═════ Extracted records ═════

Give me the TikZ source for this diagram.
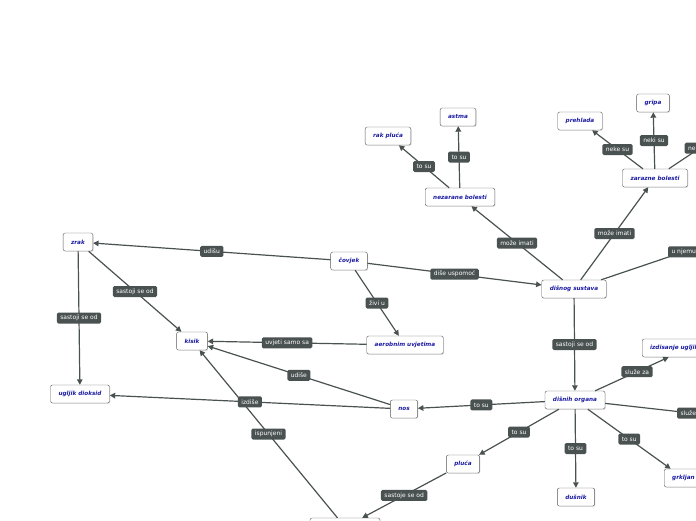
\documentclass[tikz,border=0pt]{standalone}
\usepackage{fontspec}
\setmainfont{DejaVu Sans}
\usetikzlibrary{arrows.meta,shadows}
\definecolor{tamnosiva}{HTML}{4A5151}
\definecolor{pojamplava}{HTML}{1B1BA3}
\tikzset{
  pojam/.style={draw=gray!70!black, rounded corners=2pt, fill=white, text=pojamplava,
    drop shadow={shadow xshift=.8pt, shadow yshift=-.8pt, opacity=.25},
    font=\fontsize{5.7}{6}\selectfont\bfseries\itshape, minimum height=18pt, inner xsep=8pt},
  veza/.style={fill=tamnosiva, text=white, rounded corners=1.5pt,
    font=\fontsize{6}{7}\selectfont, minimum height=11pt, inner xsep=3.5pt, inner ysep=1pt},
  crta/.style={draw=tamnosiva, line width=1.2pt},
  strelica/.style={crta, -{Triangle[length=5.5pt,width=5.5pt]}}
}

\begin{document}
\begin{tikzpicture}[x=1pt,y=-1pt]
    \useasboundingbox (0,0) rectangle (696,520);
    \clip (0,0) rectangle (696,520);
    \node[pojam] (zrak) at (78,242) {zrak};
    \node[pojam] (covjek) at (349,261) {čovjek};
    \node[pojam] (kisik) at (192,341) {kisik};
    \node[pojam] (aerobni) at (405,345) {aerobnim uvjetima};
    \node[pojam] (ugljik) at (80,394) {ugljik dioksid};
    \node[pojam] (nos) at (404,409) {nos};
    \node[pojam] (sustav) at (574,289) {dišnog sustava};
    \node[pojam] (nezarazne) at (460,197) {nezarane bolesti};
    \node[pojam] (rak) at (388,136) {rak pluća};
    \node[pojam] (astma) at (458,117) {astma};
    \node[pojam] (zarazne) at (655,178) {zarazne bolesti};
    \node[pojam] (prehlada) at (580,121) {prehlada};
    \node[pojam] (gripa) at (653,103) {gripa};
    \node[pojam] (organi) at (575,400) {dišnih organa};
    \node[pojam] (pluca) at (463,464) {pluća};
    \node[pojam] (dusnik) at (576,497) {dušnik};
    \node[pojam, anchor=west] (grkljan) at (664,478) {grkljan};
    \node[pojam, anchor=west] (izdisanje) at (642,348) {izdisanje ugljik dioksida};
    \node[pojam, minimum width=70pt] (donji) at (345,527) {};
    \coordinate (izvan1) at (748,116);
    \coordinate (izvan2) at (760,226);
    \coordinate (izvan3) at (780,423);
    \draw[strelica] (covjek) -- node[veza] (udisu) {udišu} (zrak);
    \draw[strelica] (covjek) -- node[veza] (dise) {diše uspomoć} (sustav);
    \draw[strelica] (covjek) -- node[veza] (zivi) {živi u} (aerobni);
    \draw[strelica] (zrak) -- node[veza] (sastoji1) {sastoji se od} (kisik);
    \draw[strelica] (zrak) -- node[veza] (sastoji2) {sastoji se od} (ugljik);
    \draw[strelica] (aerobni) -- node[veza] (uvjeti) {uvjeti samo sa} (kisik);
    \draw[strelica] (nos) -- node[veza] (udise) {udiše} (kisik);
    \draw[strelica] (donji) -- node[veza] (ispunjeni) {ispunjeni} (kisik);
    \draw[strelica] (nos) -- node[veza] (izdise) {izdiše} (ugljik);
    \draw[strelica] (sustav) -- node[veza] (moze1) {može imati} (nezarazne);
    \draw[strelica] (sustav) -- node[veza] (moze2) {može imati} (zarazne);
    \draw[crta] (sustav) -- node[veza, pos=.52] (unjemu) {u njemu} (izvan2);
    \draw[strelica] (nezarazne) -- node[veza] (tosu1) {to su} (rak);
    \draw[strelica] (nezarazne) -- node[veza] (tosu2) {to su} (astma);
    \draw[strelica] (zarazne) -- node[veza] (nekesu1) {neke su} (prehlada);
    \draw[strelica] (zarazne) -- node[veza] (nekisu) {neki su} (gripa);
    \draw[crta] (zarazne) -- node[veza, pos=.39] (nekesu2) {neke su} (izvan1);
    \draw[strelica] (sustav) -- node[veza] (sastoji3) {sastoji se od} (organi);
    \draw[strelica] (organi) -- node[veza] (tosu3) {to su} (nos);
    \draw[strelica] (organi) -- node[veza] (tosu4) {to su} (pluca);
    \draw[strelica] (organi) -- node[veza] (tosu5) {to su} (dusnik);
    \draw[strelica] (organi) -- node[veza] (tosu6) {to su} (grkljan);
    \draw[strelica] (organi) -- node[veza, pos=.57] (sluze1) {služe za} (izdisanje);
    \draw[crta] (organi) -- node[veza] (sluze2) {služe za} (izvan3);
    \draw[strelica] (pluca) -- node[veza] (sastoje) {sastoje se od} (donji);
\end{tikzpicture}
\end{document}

═════
═════ Extracted records ═════

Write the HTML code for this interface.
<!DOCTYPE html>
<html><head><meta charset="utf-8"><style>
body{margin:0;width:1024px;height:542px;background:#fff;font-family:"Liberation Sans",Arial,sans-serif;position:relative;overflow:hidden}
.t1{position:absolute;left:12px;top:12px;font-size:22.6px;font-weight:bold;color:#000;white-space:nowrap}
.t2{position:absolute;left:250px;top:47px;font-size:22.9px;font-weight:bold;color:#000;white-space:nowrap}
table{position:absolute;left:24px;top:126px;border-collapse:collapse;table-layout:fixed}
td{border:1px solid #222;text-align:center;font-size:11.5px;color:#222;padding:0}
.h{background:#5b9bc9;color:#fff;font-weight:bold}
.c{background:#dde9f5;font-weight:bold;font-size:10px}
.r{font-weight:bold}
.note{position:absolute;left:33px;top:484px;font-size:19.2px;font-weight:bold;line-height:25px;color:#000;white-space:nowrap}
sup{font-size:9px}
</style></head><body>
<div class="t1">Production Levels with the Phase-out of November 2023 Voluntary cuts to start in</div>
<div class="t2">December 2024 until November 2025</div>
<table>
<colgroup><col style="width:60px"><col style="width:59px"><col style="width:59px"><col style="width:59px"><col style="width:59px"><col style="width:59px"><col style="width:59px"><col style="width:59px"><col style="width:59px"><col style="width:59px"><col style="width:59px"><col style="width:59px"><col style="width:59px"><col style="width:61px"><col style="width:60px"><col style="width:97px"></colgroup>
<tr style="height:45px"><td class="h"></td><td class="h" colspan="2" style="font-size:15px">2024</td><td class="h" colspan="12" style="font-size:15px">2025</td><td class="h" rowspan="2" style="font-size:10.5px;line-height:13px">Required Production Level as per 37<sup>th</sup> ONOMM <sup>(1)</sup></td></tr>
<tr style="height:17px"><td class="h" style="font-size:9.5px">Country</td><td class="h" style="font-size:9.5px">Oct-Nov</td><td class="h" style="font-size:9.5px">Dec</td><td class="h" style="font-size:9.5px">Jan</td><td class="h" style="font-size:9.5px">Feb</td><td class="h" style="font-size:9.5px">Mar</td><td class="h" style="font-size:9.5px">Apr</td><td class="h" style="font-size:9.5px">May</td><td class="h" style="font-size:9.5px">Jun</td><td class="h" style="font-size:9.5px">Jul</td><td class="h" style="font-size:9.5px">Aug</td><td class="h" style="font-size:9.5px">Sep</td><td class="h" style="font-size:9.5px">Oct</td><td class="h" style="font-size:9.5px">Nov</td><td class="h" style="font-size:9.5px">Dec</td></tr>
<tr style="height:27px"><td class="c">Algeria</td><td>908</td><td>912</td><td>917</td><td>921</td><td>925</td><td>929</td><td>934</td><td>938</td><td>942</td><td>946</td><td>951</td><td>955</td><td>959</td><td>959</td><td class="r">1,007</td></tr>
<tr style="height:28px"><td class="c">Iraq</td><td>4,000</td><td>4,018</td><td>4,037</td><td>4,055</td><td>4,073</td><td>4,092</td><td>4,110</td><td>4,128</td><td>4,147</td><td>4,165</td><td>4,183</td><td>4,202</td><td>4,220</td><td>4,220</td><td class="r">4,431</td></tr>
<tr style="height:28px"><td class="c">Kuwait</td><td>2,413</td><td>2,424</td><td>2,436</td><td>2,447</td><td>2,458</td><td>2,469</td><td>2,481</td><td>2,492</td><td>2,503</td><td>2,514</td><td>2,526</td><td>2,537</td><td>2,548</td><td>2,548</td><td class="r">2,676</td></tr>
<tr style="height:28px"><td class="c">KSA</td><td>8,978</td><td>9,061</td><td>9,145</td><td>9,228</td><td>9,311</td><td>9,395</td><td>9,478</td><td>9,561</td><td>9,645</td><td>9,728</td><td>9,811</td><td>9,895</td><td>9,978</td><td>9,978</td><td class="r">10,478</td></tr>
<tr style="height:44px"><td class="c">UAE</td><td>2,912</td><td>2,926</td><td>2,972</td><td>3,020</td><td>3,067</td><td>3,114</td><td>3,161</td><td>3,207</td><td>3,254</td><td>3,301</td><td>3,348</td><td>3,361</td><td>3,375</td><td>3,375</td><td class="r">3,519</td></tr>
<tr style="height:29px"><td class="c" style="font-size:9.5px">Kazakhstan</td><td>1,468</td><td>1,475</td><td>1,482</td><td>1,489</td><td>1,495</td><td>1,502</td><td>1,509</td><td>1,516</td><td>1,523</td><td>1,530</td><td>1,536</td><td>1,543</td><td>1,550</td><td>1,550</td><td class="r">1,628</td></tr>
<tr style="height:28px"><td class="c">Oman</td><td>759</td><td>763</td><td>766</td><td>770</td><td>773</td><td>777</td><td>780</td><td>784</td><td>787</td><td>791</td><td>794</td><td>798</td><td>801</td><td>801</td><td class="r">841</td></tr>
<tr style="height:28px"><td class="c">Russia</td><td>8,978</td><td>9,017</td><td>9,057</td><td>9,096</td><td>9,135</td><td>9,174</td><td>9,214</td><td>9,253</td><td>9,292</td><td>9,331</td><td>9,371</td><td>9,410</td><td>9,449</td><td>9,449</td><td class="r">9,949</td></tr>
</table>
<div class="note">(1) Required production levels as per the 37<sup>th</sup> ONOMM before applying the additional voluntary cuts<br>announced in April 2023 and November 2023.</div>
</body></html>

═════
═════ Extracted records ═════

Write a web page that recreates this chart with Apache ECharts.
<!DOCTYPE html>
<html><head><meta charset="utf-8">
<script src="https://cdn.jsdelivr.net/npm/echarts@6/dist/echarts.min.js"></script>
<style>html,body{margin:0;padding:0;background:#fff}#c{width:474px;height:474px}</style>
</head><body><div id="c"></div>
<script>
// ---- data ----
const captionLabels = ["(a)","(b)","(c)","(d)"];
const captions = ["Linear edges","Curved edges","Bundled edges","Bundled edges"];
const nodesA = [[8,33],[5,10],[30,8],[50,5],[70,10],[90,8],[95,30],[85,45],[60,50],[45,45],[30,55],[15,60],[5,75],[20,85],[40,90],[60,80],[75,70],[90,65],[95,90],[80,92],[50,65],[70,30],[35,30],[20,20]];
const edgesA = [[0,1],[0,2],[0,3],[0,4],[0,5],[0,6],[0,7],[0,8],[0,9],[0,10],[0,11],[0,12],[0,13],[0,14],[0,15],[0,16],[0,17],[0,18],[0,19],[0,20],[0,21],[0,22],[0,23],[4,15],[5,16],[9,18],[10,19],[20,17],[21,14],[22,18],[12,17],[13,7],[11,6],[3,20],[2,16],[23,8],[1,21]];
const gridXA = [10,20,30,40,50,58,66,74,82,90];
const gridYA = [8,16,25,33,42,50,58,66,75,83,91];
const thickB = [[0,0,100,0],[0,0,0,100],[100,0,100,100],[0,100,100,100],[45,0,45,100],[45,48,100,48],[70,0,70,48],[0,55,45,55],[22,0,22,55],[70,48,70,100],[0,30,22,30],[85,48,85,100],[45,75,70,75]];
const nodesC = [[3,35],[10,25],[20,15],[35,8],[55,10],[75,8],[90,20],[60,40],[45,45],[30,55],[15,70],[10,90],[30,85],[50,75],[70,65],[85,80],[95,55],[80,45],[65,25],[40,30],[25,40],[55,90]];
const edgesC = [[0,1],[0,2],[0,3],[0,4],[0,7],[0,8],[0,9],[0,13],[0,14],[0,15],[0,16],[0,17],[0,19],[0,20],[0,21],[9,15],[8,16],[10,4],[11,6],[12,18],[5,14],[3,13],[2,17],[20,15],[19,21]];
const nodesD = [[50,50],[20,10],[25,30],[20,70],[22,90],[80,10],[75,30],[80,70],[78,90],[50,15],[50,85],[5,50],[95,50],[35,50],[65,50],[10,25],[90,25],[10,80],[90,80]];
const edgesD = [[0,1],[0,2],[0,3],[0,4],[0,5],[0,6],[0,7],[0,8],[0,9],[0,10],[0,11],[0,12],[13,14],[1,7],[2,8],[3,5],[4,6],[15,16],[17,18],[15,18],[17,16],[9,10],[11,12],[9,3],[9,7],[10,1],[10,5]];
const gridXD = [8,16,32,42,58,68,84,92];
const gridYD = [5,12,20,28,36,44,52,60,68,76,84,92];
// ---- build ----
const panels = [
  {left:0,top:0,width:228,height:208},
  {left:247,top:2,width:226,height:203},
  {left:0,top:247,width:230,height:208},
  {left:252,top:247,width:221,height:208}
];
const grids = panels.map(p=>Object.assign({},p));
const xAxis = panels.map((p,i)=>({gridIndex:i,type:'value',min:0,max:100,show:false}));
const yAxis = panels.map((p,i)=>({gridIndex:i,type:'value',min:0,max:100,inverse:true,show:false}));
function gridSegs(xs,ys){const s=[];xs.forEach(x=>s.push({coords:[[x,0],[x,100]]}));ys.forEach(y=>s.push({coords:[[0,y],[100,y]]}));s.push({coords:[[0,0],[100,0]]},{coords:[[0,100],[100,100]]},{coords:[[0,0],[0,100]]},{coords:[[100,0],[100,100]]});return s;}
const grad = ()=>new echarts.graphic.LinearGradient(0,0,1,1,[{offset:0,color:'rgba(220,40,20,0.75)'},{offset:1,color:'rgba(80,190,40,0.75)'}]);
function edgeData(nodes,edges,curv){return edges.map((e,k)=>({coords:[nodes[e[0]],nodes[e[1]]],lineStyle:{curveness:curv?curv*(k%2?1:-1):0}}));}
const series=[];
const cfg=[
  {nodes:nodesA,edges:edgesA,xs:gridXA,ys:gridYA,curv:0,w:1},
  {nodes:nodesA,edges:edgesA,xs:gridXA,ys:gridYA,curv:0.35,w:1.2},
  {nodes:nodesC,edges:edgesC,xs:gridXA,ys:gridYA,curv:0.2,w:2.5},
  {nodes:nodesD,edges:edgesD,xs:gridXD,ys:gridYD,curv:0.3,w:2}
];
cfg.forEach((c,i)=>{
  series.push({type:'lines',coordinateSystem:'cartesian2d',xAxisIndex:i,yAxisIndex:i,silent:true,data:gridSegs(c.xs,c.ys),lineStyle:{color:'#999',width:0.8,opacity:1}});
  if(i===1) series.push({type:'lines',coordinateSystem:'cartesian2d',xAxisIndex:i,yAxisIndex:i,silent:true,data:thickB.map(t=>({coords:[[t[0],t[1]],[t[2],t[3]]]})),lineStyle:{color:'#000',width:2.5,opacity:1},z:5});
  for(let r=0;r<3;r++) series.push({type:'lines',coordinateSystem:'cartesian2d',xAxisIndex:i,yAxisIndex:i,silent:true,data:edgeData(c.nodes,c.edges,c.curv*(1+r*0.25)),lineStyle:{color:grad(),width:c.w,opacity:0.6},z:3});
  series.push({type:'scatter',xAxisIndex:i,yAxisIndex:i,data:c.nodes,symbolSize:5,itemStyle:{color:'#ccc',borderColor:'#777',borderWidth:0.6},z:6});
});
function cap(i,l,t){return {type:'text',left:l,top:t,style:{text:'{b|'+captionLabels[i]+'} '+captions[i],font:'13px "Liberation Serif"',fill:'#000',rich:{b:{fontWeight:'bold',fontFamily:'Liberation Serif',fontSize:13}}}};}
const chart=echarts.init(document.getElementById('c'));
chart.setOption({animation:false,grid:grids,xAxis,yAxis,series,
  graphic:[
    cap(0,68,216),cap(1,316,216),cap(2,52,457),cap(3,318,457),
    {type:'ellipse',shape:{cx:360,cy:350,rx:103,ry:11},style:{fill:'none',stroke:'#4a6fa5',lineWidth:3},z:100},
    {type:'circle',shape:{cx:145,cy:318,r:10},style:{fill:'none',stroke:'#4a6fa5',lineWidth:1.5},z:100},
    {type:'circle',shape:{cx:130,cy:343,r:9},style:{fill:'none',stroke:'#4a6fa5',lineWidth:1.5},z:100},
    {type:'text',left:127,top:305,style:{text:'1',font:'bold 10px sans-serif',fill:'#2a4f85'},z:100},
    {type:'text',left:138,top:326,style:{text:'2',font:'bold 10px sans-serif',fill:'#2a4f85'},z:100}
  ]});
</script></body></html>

═════

What is required:
Select all lines in the listing above where the word "this" appears, and show them.

Output of the task:
Give me the TikZ source for this diagram.
Write the HTML code for this interface.
Write a web page that recreates this chart with Apache ECharts.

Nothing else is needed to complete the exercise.